Claims Surviving Dismissal
The court concluded that while many of Miller's claims were barred by res judicata and the business judgment rule, some specific allegations were permitted to move forward. These included claims related to the Board's alleged failure to disclose legal fees incurred in past litigation and the alleged acquiescence in an illegal drug trade within the condominium. The court reasoned that the failure to disclose legal fees implicated a potential breach of fiduciary duty, as it could affect the financial transparency owed to unit owners. Additionally, the alleged presence of an illegal drug trade raised significant concerns regarding the safety and well-being of residents, which could amount to misconduct by the Board.
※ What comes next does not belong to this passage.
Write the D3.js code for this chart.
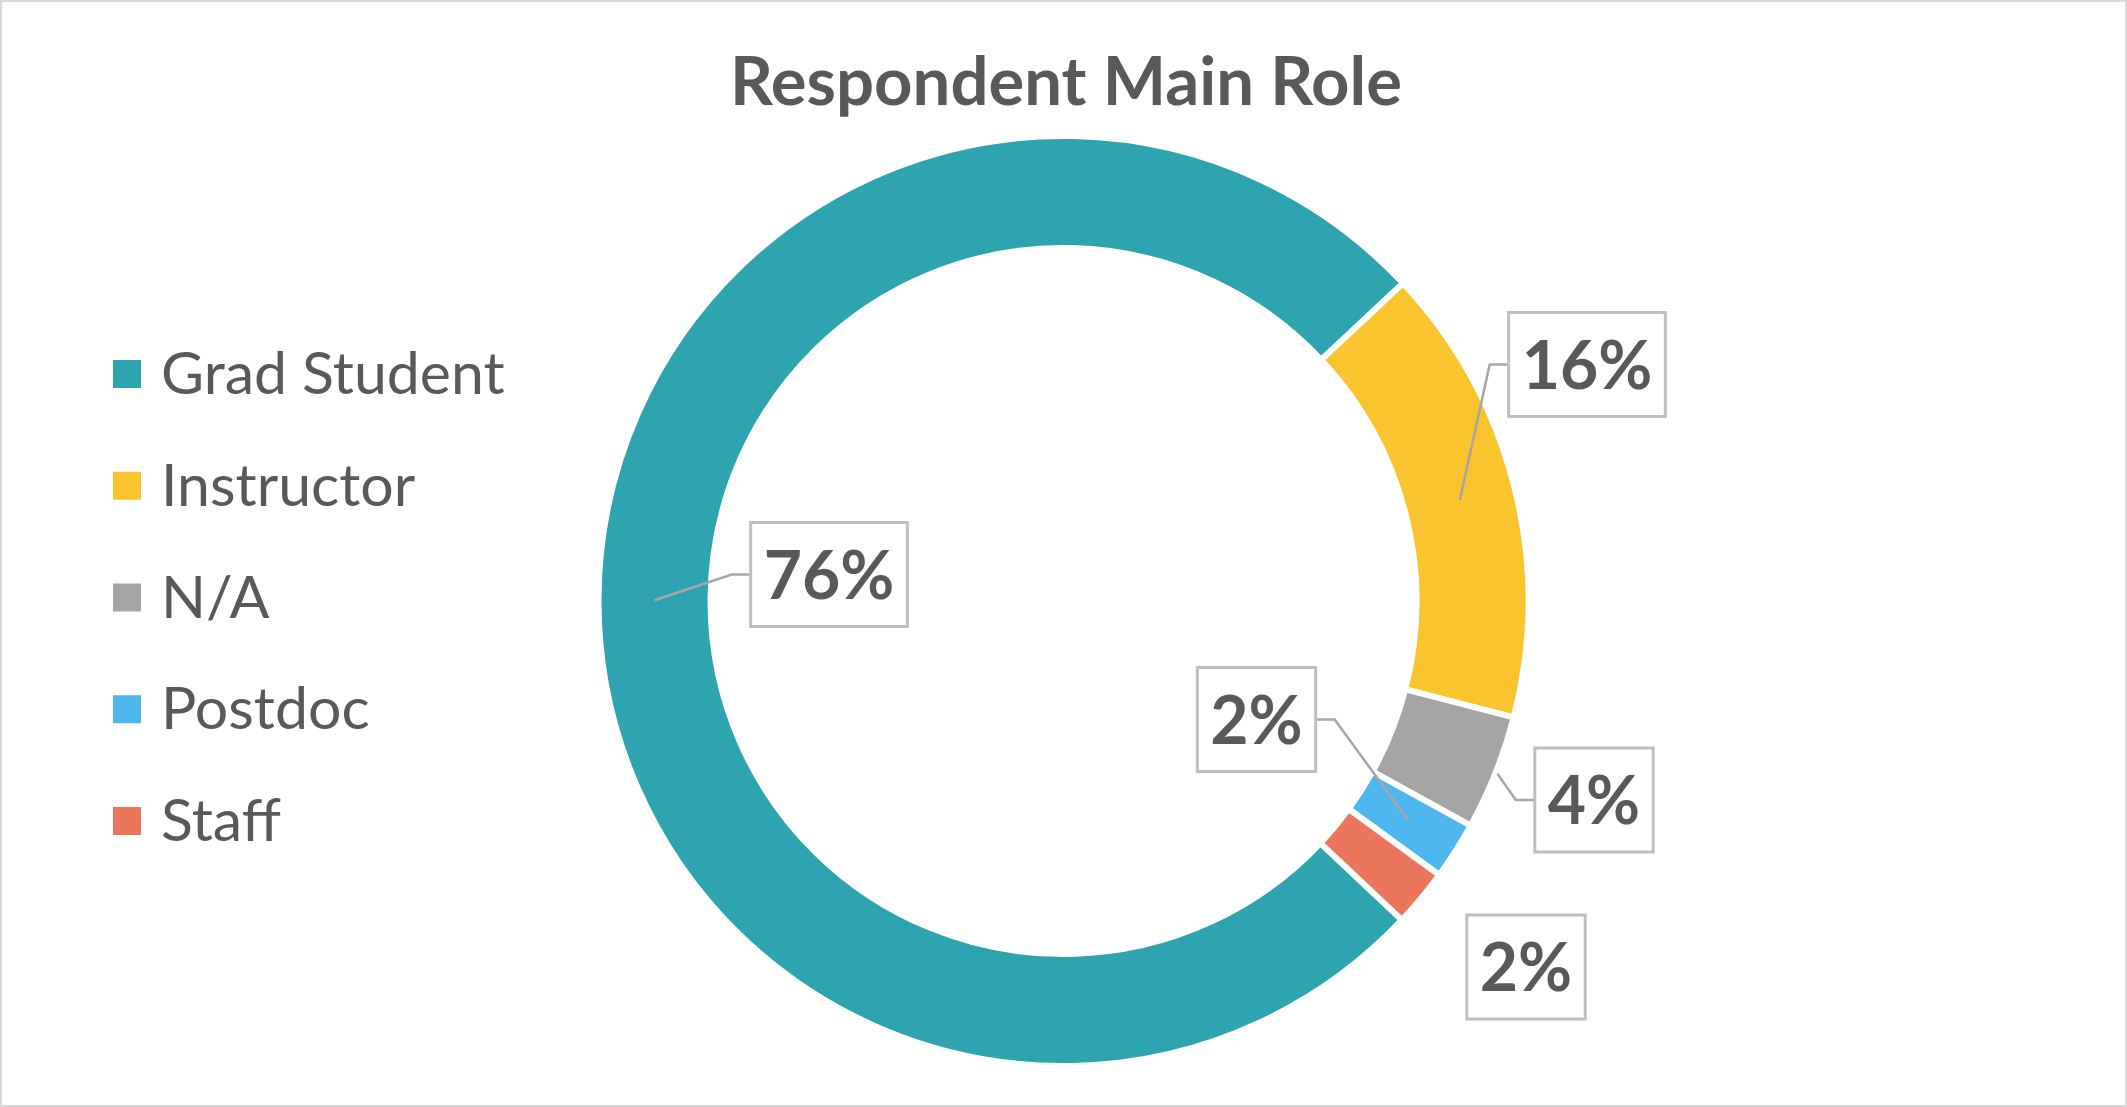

The court emphasized that these claims did not merely reflect dissatisfaction with management decisions but pointed to possible wrongdoing that justified judicial examination.
Conclusion
In its final ruling, the court granted the defendants' motion to dismiss in part while allowing certain claims to proceed. Specifically, it permitted Miller's allegations regarding non-disclosure of legal fees and the illegal drug trade to continue against the Board and the managing agent, Halstead. However, it dismissed the majority of Miller's claims due to res judicata and the protections afforded by the business judgment rule. The court also denied the defendants' request for sanctions against Miller, concluding that the remaining claims were not frivolous. This decision illustrated the balance courts must strike between respecting the autonomy of corporate boards and ensuring accountability for breaches of fiduciary duty.